On the land, the scale of the revolutionary transformation was equally dramatic. The major areas being Aragon where there were 450 collectives, the Levant (the area around Valencia) with 900 collectives and Castille (the area surrounding Madrid) with 300 collectives.
Not only was the land collectivised but also in the villages, workshops were set up where the local trades-people could produce tools, furniture, etc. Bakers, butchers, barbers and so on also decided to collectivise.
Spain is an important and valid example of how a democratic economy geared towards people’s needs, can actually work. The economy lasted for nearly two years and survived in a climate that was less than hospitable. Remember that Spain in that time was immersed in the Civil War and just as importantly there was bitter political struggle to be contended with – with anarchists on one side defending workers self-management, with liberals and the Spanish Communist party opposed to the idea. These aspects placed enormous pressures on the alternative model of economic organisation. Nevertheless, that model survived and even thrived until its eventual military suppression towards the end of the Civil War.
In the context of the discussion here today then, the example of the democratic economic model that emerged in Spain emphasises some key points that are pertinent to our discussion here today:
Firstly it refutes the argument of the bosses and those capitalist economist who say we can only run a modern economy with a heavy dollop of authoritarianism; what they’re often talking about here is of course slave labour conditions and wages.
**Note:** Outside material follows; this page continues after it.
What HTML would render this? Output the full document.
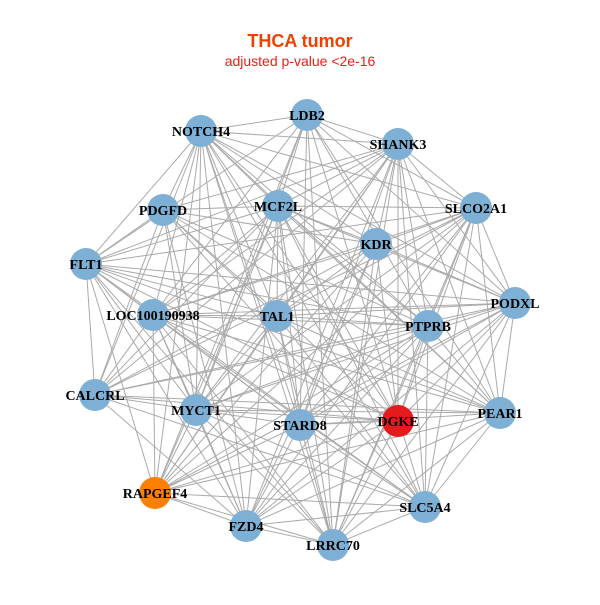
<!DOCTYPE html>
<html><head><meta charset="utf-8"><style>
body{margin:0;background:#fff;width:600px;height:600px;overflow:hidden}
</style></head><body>
<svg id="s" width="600" height="600" xmlns="http://www.w3.org/2000/svg">
<rect width="600" height="600" fill="#fff"/>
<text x="300" y="47" text-anchor="middle" font-family="Liberation Sans, sans-serif" font-weight="bold" font-size="18" fill="#ee4000">THCA tumor</text>
<text x="300" y="66" text-anchor="middle" font-family="Liberation Sans, sans-serif" font-size="14" fill="#e8201a">adjusted p-value &lt;2e-16</text>
<g id="e" stroke="#aaaaaa" stroke-width="1"></g>
<g id="n"></g>
</svg>
<script>
var N=[["LDB2",307,115],["NOTCH4",201,131],["SHANK3",398,144],["PDGFD",163,210],["MCF2L",278,206],["SLCO2A1",476,208],["KDR",376,244],["FLT1",86,264],["LOC100190938",153,315],["TAL1",277,316],["PTPRB",428,326],["PODXL",515,303],["CALCRL",95,395],["MYCT1",196,410],["STARD8",300,425],["DGKE",398,421],["PEAR1",500,413],["RAPGEF4",155,493],["FZD4",246,526],["SLC5A4",425,507],["LRRC70",333,545]];
var ns="http://www.w3.org/2000/svg",e=document.getElementById("e"),g=document.getElementById("n");
for(var i=0;i<N.length;i++)for(var j=i+1;j<N.length;j++){
 if((i*7+j*3)%9==0)continue;
 var l=document.createElementNS(ns,"line");
 l.setAttribute("x1",N[i][1]);l.setAttribute("y1",N[i][2]);l.setAttribute("x2",N[j][1]);l.setAttribute("y2",N[j][2]);e.appendChild(l);}
N.forEach(function(d){
 var c=document.createElementNS(ns,"circle");c.setAttribute("cx",d[1]);c.setAttribute("cy",d[2]);c.setAttribute("r",16);
 c.setAttribute("fill",d[0]=="DGKE"?"#e41a1c":d[0]=="RAPGEF4"?"#ff7f00":"#7eb0d5");g.appendChild(c);});
N.forEach(function(d){
 var t=document.createElementNS(ns,"text");t.setAttribute("x",d[1]);t.setAttribute("y",d[2]+5);t.setAttribute("text-anchor","middle");
 t.setAttribute("font-family","Liberation Serif, serif");t.setAttribute("font-weight","bold");t.setAttribute("font-size","14");
 t.textContent=d[0];g.appendChild(t);});
</script>
</body></html>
Secondly we can see in the Spanish example that a democratic economy has significant advantages to the “authoritarian” economy of today.
What are these advantages:
It destroys the profit motive in the sense of bosses and owners taking their cut of the wealth that the workers actually make.
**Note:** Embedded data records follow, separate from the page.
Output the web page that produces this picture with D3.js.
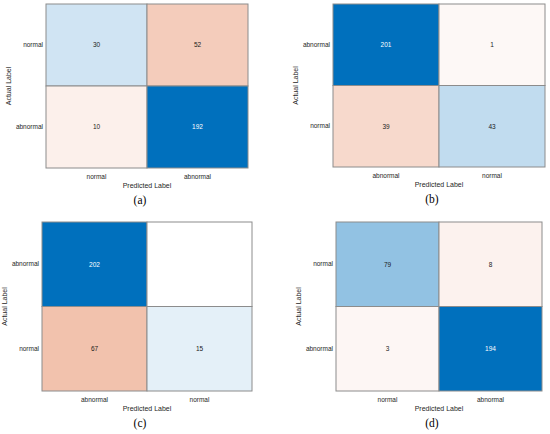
<!DOCTYPE html>
<html>
<head>
<meta charset="utf-8">
<script src="https://cdn.jsdelivr.net/npm/d3@7"></script>
<style>
  body { margin: 0; background: #fff; }
  svg { display: block; }
</style>
</head>
<body>
<div id="chart-area"></div>
<script>
// confusion matrices, rows = actual, columns = predicted
const labelsA = ["normal", "abnormal"]
const labelsB = ["abnormal", "normal"]
const labelsC = ["abnormal", "normal"]
const labelsD = ["normal", "abnormal"]

const countsA = [[30, 52], [10, 192]]
const countsB = [[201, 1], [39, 43]]
const countsC = [[202, 0], [67, 15]]
const countsD = [[79, 8], [3, 194]]

const captions = ["(a)", "(b)", "(c)", "(d)"]

const WIDTH = 550
const HEIGHT = 434

// plot boxes of the four panels
const boxes = [
  { LEFT: 46, RIGHT: 248, TOP: 4, BOTTOM: 168 },
  { LEFT: 333, RIGHT: 545, TOP: 4, BOTTOM: 167 },
  { LEFT: 42, RIGHT: 252, TOP: 222, BOTTOM: 391 },
  { LEFT: 336, RIGHT: 542, TOP: 222, BOTTOM: 391 }
]

const panels = [
  { labels: labelsA, counts: countsA },
  { labels: labelsB, counts: countsB },
  { labels: labelsC, counts: countsC },
  { labels: labelsD, counts: countsD }
]

const DIAG = "#0070bd"
const OFF = "#d95319"
const FONT = "'Liberation Sans', Arial, sans-serif"
const TEXT = "#262626"

const svg = d3.select("#chart-area").append("svg")
  .attr("width", WIDTH)
  .attr("height", HEIGHT)

panels.forEach((p, i) => {
  const box = boxes[i]
  const w = box.RIGHT - box.LEFT
  const h = box.BOTTOM - box.TOP

  const g = svg.append("g")
    .attr("transform", `translate(${box.LEFT}, ${box.TOP})`)

  const x = d3.scaleBand().domain(p.labels).range([0, w])
  const y = d3.scaleBand().domain(p.labels).range([0, h])

  const maxVal = d3.max(p.counts.flat())
  // nonzero cells get a faint minimum tint, like the original
  const strength = d3.scaleLinear().domain([0, maxVal]).range([0.035, 1]).clamp(true)
  const tint = v => v > 0 ? strength(v) : 0

  const cells = []
  p.counts.forEach((row, r) => {
    row.forEach((v, c) => {
      cells.push({ actual: p.labels[r], predicted: p.labels[c], value: v, diag: r === c })
    })
  })

  const fillOf = d => d3.interpolateRgb("#ffffff", d.diag ? DIAG : OFF)(tint(d.value))

  g.selectAll("rect")
    .data(cells)
    .enter().append("rect")
      .attr("x", d => x(d.predicted))
      .attr("y", d => y(d.actual))
      .attr("width", x.bandwidth())
      .attr("height", y.bandwidth())
      .attr("fill", fillOf)
      .attr("stroke", "#8c8c8c")
      .attr("stroke-width", 1)

  g.selectAll("text.count")
    .data(cells.filter(d => d.value > 0))
    .enter().append("text")
      .attr("class", "count")
      .attr("x", d => x(d.predicted) + x.bandwidth() / 2)
      .attr("y", d => y(d.actual) + y.bandwidth() / 2)
      .attr("dy", "0.35em")
      .attr("text-anchor", "middle")
      .attr("font-family", FONT)
      .attr("font-size", "6.5px")
      .attr("fill", d => tint(d.value) > 0.6 ? "#ffffff" : "#1a1a1a")
      .text(d => d.value)

  // axes: labels only
  const xAxis = g.append("g")
    .attr("transform", `translate(0, ${h})`)
    .call(d3.axisBottom(x).tickSize(0).tickPadding(6))
  const yAxis = g.append("g")
    .call(d3.axisLeft(y).tickSize(0).tickPadding(3))
  ;[xAxis, yAxis].forEach(a => {
    a.select(".domain").remove()
    a.selectAll("text")
      .attr("font-family", FONT)
      .attr("font-size", "6.5px")
      .attr("fill", TEXT)
  })

  g.append("text")
    .attr("x", w / 2)
    .attr("y", h + 19.5)
    .attr("text-anchor", "middle")
    .attr("font-family", FONT)
    .attr("font-size", "7px")
    .attr("fill", TEXT)
    .text("Predicted Label")

  g.append("text")
    .attr("transform", `translate(-35, ${h / 2}) rotate(-90)`)
    .attr("text-anchor", "middle")
    .attr("font-family", FONT)
    .attr("font-size", "7px")
    .attr("fill", TEXT)
    .text("Actual Label")

  g.append("text")
    .attr("x", w / 2 - 7)
    .attr("y", h + 36)
    .attr("text-anchor", "middle")
    .attr("font-family", "'Liberation Serif', 'Times New Roman', serif")
    .attr("font-size", "11.5px")
    .attr("fill", "#000")
    .text(captions[i])
})
</script>
</body>
</html>
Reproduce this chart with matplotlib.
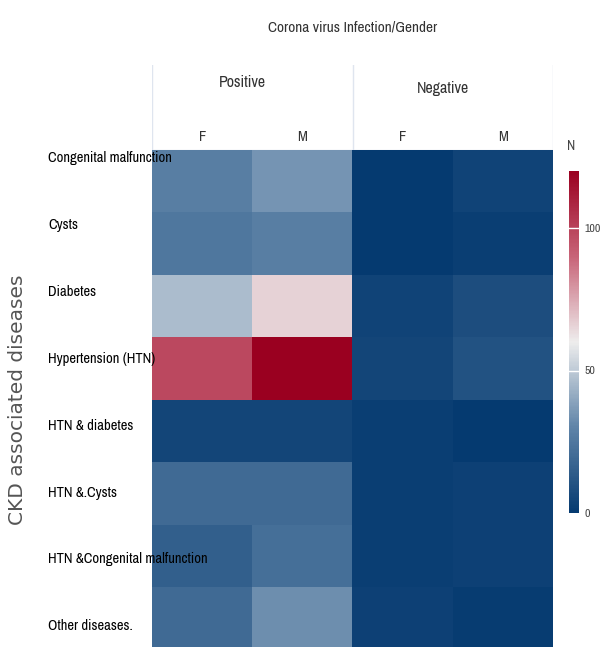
import numpy as np
import matplotlib.pyplot as plt
from matplotlib.colors import LinearSegmentedColormap

# CKD associated diseases by corona virus infection and gender
diseases = ["Congenital malfunction", "Cysts", "Diabetes", "Hypertension (HTN)",
            "HTN & diabetes", "HTN &.Cysts", "HTN &Congenital malfunction", "Other diseases."]
groups = ["Positive", "Negative"]
genders = ["F", "M", "F", "M"]

positive_f = [28, 25, 46, 98, 5, 20, 15, 20]
positive_m = [35, 28, 66, 121, 5, 20, 22, 33]
negative_f = [0, 0, 4, 5, 2, 2, 2, 3]
negative_m = [4, 2, 8, 10, 0, 3, 3, 1]

cbar_ticks = [0, 50, 100]

data = np.array([positive_f, positive_m, negative_f, negative_m]).T

cmap = LinearSegmentedColormap.from_list(
    "rdbu_n", ["#053a70", "#5f84a8", "#eeeded", "#c86478", "#9a0020"])

# narrow face like the original, falls back to Liberation Sans
narrow = ["Liberation Sans Narrow", "Archivo Narrow", "Liberation Sans"]

W, H = 603, 647
fig = plt.figure(figsize=(W / 100, H / 100), dpi=100)

# main heatmap
ax = fig.add_axes([152 / W, -0.004, 401 / W, 1 - 150 / H + 0.004])
im = ax.imshow(data, aspect="auto", cmap=cmap, vmin=0, vmax=120,
               interpolation="nearest")
ax.set_xticks([])
ax.set_yticks([])
for s in ax.spines.values():
    s.set_visible(False)

# row labels sit over the tiles, left aligned
for i, name in enumerate(diseases):
    ypix = 158 + i * 66.9
    fig.text(48 / W, 1 - ypix / H, name, ha="left", va="center",
             fontsize=10.5, family=narrow, color="black", zorder=5)

# header with group and gender labels
hx = fig.add_axes([152 / W, 1 - 150 / H, 401 / W, 85 / H])
hx.set_xlim(0, 4)
hx.set_ylim(0, 1)
hx.axis("off")
for x in [0, 2, 4]:
    hx.axvline(x, color="#dfe5ef", lw=1)
hx.axhline(0, color="#dfe5ef", lw=1)
hx.text(0.9, 0.79, groups[0], ha="center", va="center", fontsize=11.5, family=narrow, color="#333333")
hx.text(2.9, 0.72, groups[1], ha="center", va="center", fontsize=11.5, family=narrow, color="#333333")
for j, g in enumerate(genders):
    hx.text(j + 0.5, 0.15, g, ha="center", va="center", fontsize=10.5, family=narrow, color="#333333")

fig.text(353 / W, 1 - 27 / H, "Corona virus Infection/Gender", ha="center", va="center",
         fontsize=11, family=narrow, color="#333333")

fig.text(18 / W, 1 - 400 / H, "CKD associated diseases", rotation=90, ha="center", va="center",
         fontsize=14.5, family="DejaVu Sans", color="#555555")

# colorbar
cax = fig.add_axes([569 / W, 1 - 513 / H, 10 / W, 342 / H])
cb = fig.colorbar(im, cax=cax, ticks=cbar_ticks)
cb.outline.set_visible(False)
cax.tick_params(length=0, labelsize=8.5, colors="#444444", pad=4)
for t in cax.get_yticklabels():
    t.set_family(narrow)
for v in cbar_ticks[1:]:
    cax.axhline(v, color="white", lw=1)
fig.text(571 / W, 1 - 146 / H, "N", ha="center", va="center", fontsize=10,
         family=narrow, color="#444444")

fig.savefig("out.png", dpi=100)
It destroys the alienation from work that is so much part of working life nowadays.
It makes workplaces, factories and farms more accountable to the communities and area they are part of – since workplaces in general draw their workforce from local communities and now that these workers are participating in a meaningful way in the running of their workplaces, factories and offices, they are far more likely to operate in a more environmentally friendly and accommodating manner to their nearby communities
So to sum up on the question we have in front of us today, the Spanish worker collectives formed at the height of the revolution are one of the best examples of how an alternative to capitalism can actually function and thrive.
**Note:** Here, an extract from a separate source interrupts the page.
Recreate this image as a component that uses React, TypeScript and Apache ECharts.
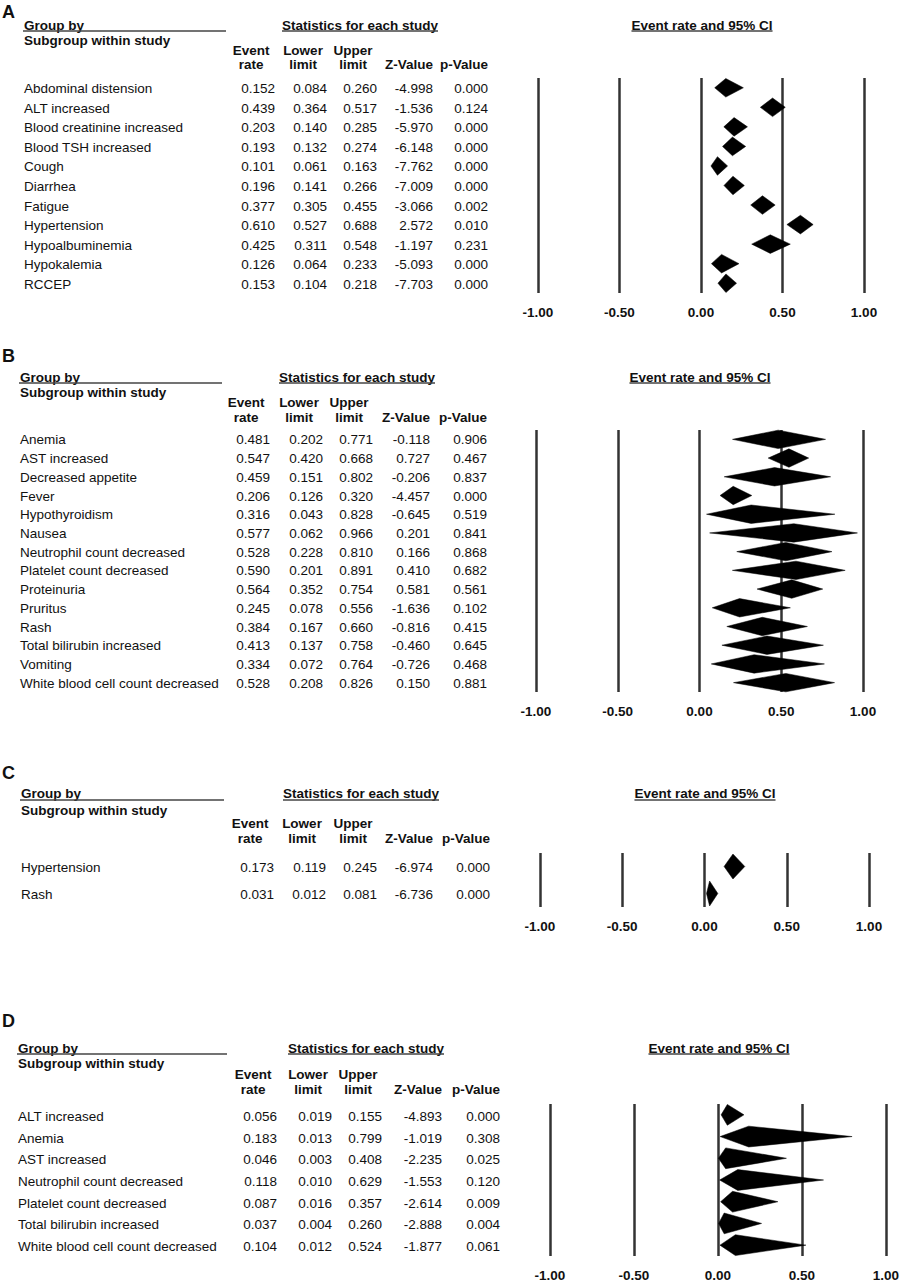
import React, { useEffect, useRef } from "react";
import * as echarts from "echarts";

const FONT = '"Liberation Sans", Arial, Helvetica, sans-serif';

// ---------- Panel A ----------
const aNames = ["Abdominal distension", "ALT increased", "Blood creatinine increased", "Blood TSH increased", "Cough", "Diarrhea", "Fatigue", "Hypertension", "Hypoalbuminemia", "Hypokalemia", "RCCEP"];
const aRate = [0.152, 0.439, 0.203, 0.193, 0.101, 0.196, 0.377, 0.610, 0.425, 0.126, 0.153];
const aLower = [0.084, 0.364, 0.140, 0.132, 0.061, 0.141, 0.305, 0.527, 0.311, 0.064, 0.104];
const aUpper = [0.260, 0.517, 0.285, 0.274, 0.163, 0.266, 0.455, 0.688, 0.548, 0.233, 0.218];
const aZ = [-4.998, -1.536, -5.970, -6.148, -7.762, -7.009, -3.066, 2.572, -1.197, -5.093, -7.703];
const aP = [0.000, 0.124, 0.000, 0.000, 0.000, 0.000, 0.002, 0.010, 0.231, 0.000, 0.000];

// ---------- Panel B ----------
const bNames = ["Anemia", "AST increased", "Decreased appetite", "Fever", "Hypothyroidism", "Nausea", "Neutrophil count decreased", "Platelet count decreased", "Proteinuria", "Pruritus", "Rash", "Total bilirubin increased", "Vomiting", "White blood cell count decreased"];
const bRate = [0.481, 0.547, 0.459, 0.206, 0.316, 0.577, 0.528, 0.590, 0.564, 0.245, 0.384, 0.413, 0.334, 0.528];
const bLower = [0.202, 0.420, 0.151, 0.126, 0.043, 0.062, 0.228, 0.201, 0.352, 0.078, 0.167, 0.137, 0.072, 0.208];
const bUpper = [0.771, 0.668, 0.802, 0.320, 0.828, 0.966, 0.810, 0.891, 0.754, 0.556, 0.660, 0.758, 0.764, 0.826];
const bZ = [-0.118, 0.727, -0.206, -4.457, -0.645, 0.201, 0.166, 0.410, 0.581, -1.636, -0.816, -0.460, -0.726, 0.150];
const bP = [0.906, 0.467, 0.837, 0.000, 0.519, 0.841, 0.868, 0.682, 0.561, 0.102, 0.415, 0.645, 0.468, 0.881];

// ---------- Panel C ----------
const cNames = ["Hypertension", "Rash"];
const cRate = [0.173, 0.031];
const cLower = [0.119, 0.012];
const cUpper = [0.245, 0.081];
const cZ = [-6.974, -6.736];
const cP = [0.000, 0.000];

// ---------- Panel D ----------
const dNames = ["ALT increased", "Anemia", "AST increased", "Neutrophil count decreased", "Platelet count decreased", "Total bilirubin increased", "White blood cell count decreased"];
const dRate = [0.056, 0.183, 0.046, 0.118, 0.087, 0.037, 0.104];
const dLower = [0.019, 0.013, 0.003, 0.010, 0.016, 0.004, 0.012];
const dUpper = [0.155, 0.799, 0.408, 0.629, 0.357, 0.260, 0.524];
const dZ = [-4.893, -1.019, -2.235, -1.553, -2.614, -2.888, -1.877];
const dP = [0.000, 0.308, 0.025, 0.120, 0.009, 0.004, 0.061];

const headTop = ["Event", "Lower", "Upper", "", ""];
const headBottom = ["rate", "limit", "limit", "Z-Value", "p-Value"];
const axisTicks = [-1, -0.5, 0, 0.5, 1];

const panels = [
  {
    letter: "A", names: aNames, rate: aRate, lower: aLower, upper: aUpper, z: aZ, p: aP,
    L: { letterY: 12, headY: 25, ulY: 31, subY: 40, evY: 50, rtY: 64, labelX: 24, ulX2: 226, cols: [275, 327, 377, 433, 488], statsX: 360, gridLeft: 538, gridWidth: 326, gridTop: 78, gridHeight: 215, titleX: 702, halfH: 9.3, tableDy: 1 },
  },
  {
    letter: "B", names: bNames, rate: bRate, lower: bLower, upper: bUpper, z: bZ, p: bP,
    L: { letterY: 356, headY: 377, ulY: 383, subY: 392, evY: 402, rtY: 417, labelX: 20, ulX2: 222, cols: [270, 323, 373, 430, 487], statsX: 357, gridLeft: 536, gridWidth: 327, gridTop: 430, gridHeight: 262, titleX: 700, halfH: 9.2, tableDy: 0.5 },
  },
  {
    letter: "C", names: cNames, rate: cRate, lower: cLower, upper: cUpper, z: cZ, p: cP,
    L: { letterY: 773, headY: 793, ulY: 800, subY: 810, evY: 823, rtY: 838, labelX: 21, ulX2: 224, cols: [274, 326, 377, 433, 490], statsX: 361, gridLeft: 540, gridWidth: 329, gridTop: 853, gridHeight: 54, titleX: 705, halfH: 12.5, tableDy: 1 },
  },
  {
    letter: "D", names: dNames, rate: dRate, lower: dLower, upper: dUpper, z: dZ, p: dP,
    L: { letterY: 1021, headY: 1048, ulY: 1054, subY: 1063, evY: 1074, rtY: 1089, labelX: 18, ulX2: 227, cols: [277, 332, 382, 442, 500], statsX: 366, gridLeft: 550, gridWidth: 337, gridTop: 1104, gridHeight: 152, titleX: 719, halfH: 10.4, tableDy: 1.5 },
  },
];

const FS = 13.5;
const TEXT = "#111";
const LINE = "#333";

let measureCtx: CanvasRenderingContext2D | null = null;
function textWidth(t: string, bold: boolean, size: number) {
  if (!measureCtx) measureCtx = document.createElement("canvas").getContext("2d");
  if (!measureCtx) return t.length * size * 0.55;
  measureCtx.font = `${bold ? "bold " : ""}${size}px ${FONT}`;
  return measureCtx.measureText(t).width;
}

function txt(text: string, x: number, y: number, align: string, bold: boolean, size = FS) {
  return {
    type: "text",
    x, y,
    silent: true,
    style: {
      text,
      fill: TEXT,
      fontFamily: FONT,
      fontSize: size,
      fontWeight: bold ? "bold" : "normal",
      align, textAlign: align,
      verticalAlign: "middle", textVerticalAlign: "middle",
    },
  };
}

function hline(x1: number, x2: number, y: number) {
  return {
    type: "line",
    silent: true,
    shape: { x1, y1: y, x2, y2: y },
    style: { stroke: "#444", lineWidth: 1.3 },
  };
}

export default function App() {
  const ref = useRef<HTMLDivElement>(null);

  useEffect(() => {
    if (!ref.current) return;
    const chart = echarts.init(ref.current, null, { renderer: "svg", width: 902, height: 1284 });

    const grids: any[] = [];
    const xAxes: any[] = [];
    const yAxes: any[] = [];
    const series: any[] = [];
    const graphics: any[] = [];

    panels.forEach((pn, i) => {
      const L = pn.L;
      const n = pn.names.length;
      grids.push({ left: L.gridLeft, top: L.gridTop, width: L.gridWidth, height: L.gridHeight, containLabel: false });
      xAxes.push({
        gridIndex: i, type: "value", min: axisTicks[0], max: axisTicks[axisTicks.length - 1], interval: 0.5,
        axisLine: { show: false }, axisTick: { show: false },
        splitLine: { show: true, showMinLine: true, showMaxLine: true, lineStyle: { color: LINE, width: 2.5 } },
        axisLabel: {
          show: true, showMinLabel: true, showMaxLabel: true, margin: 12,
          fontFamily: FONT, fontSize: FS, fontWeight: "bold", color: TEXT,
          formatter: (v: number) => v.toFixed(2),
        },
      });
      yAxes.push({ gridIndex: i, type: "value", min: -0.5, max: n - 0.5, inverse: true, show: false, splitLine: { show: false } });
      const halfH = L.halfH;
      series.push({
        type: "custom",
        xAxisIndex: i, yAxisIndex: i,
        clip: false,
        encode: { x: [0, 1, 2], y: 3 },
        data: pn.names.map((_, k) => [pn.lower[k], pn.rate[k], pn.upper[k], k]),
        renderItem: (_p: any, api: any) => {
          const row = api.value(3);
          const lo = api.coord([api.value(0), row]);
          const est = api.coord([api.value(1), row]);
          const hi = api.coord([api.value(2), row]);
          return {
            type: "polygon",
            shape: { points: [[lo[0], lo[1]], [est[0], est[1] - halfH], [hi[0], hi[1]], [est[0], est[1] + halfH]] },
            style: { fill: "#000", stroke: "#000", lineWidth: 0.5 },
          };
        },
      });

      // Panel letter
      graphics.push(txt(pn.letter, 2, L.letterY, "left", true, 18));
      // Group by
      graphics.push(txt("Group by", L.labelX, L.headY, "left", true));
      graphics.push(hline(L.labelX - 1, L.ulX2, L.ulY));
      graphics.push(txt("Subgroup within study", L.labelX, L.subY, "left", true));
      // Statistics
      const st = "Statistics for each study";
      const stW = textWidth(st, true, FS);
      graphics.push(txt(st, L.statsX, L.headY, "center", true));
      graphics.push(hline(L.statsX - stW / 2, L.statsX + stW / 2, L.ulY));
      // Column headers
      L.cols.forEach((cx, k) => {
        if (headTop[k]) graphics.push(txt(headTop[k], cx - 24, L.evY, "center", true));
        graphics.push(txt(headBottom[k], cx - 24, L.rtY, "center", true));
      });
      // Right title
      const tt = "Event rate and 95% CI";
      const ttW = textWidth(tt, true, FS);
      graphics.push(txt(tt, L.titleX, L.headY, "center", true));
      graphics.push(hline(L.titleX - ttW / 2, L.titleX + ttW / 2, L.ulY));
      // Rows
      const step = L.gridHeight / n;
      pn.names.forEach((name, k) => {
        const y = L.gridTop + (k + 0.5) * step + L.tableDy;
        graphics.push(txt(name, L.labelX, y, "left", false));
        const vals = [pn.rate[k], pn.lower[k], pn.upper[k], pn.z[k], pn.p[k]];
        vals.forEach((v, c) => {
          graphics.push(txt(v.toFixed(3), L.cols[c], y, "right", false));
        });
      });
    });

    chart.setOption({
      animation: false,
      backgroundColor: "#fff",
      grid: grids,
      xAxis: xAxes,
      yAxis: yAxes,
      series,
      graphic: { elements: graphics },
    });

    return () => chart.dispose();
  }, []);

  return (
    <div
      ref={ref}
      style={{ position: "absolute", left: 0, top: 0, width: 902, height: 1284, background: "#fff" }}
    />
  );
}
The collectives were large-scale and involved a wide range of communities, geographical areas and industries. From a practical, economic point of view they worked. And to this day they remain the most extensive democratisation of a large-scale economy ever achieved on this planet.
There is I think one final point that needs emphasis if we are to appreciate fully the achievement and potential of the Spanish Revolution model. In part this has to do with the politics of means and ends, in parts this has to do with the aspirations of the Spanish anarchist movement. They wanted to created democratic self-management by the workers. And this is why during the decades prior to the Revolution they emphasized and re-emphasised the need for democratic accountability and methods in the anti-capitalist movement in Spain.
This is something we can learn from today. If we want our struggle to take us in the direction of a self-managed, participatory democracy then we have to put those features high on our agenda and we have to make them also part of our practice. We have to understand that means and ends are connected.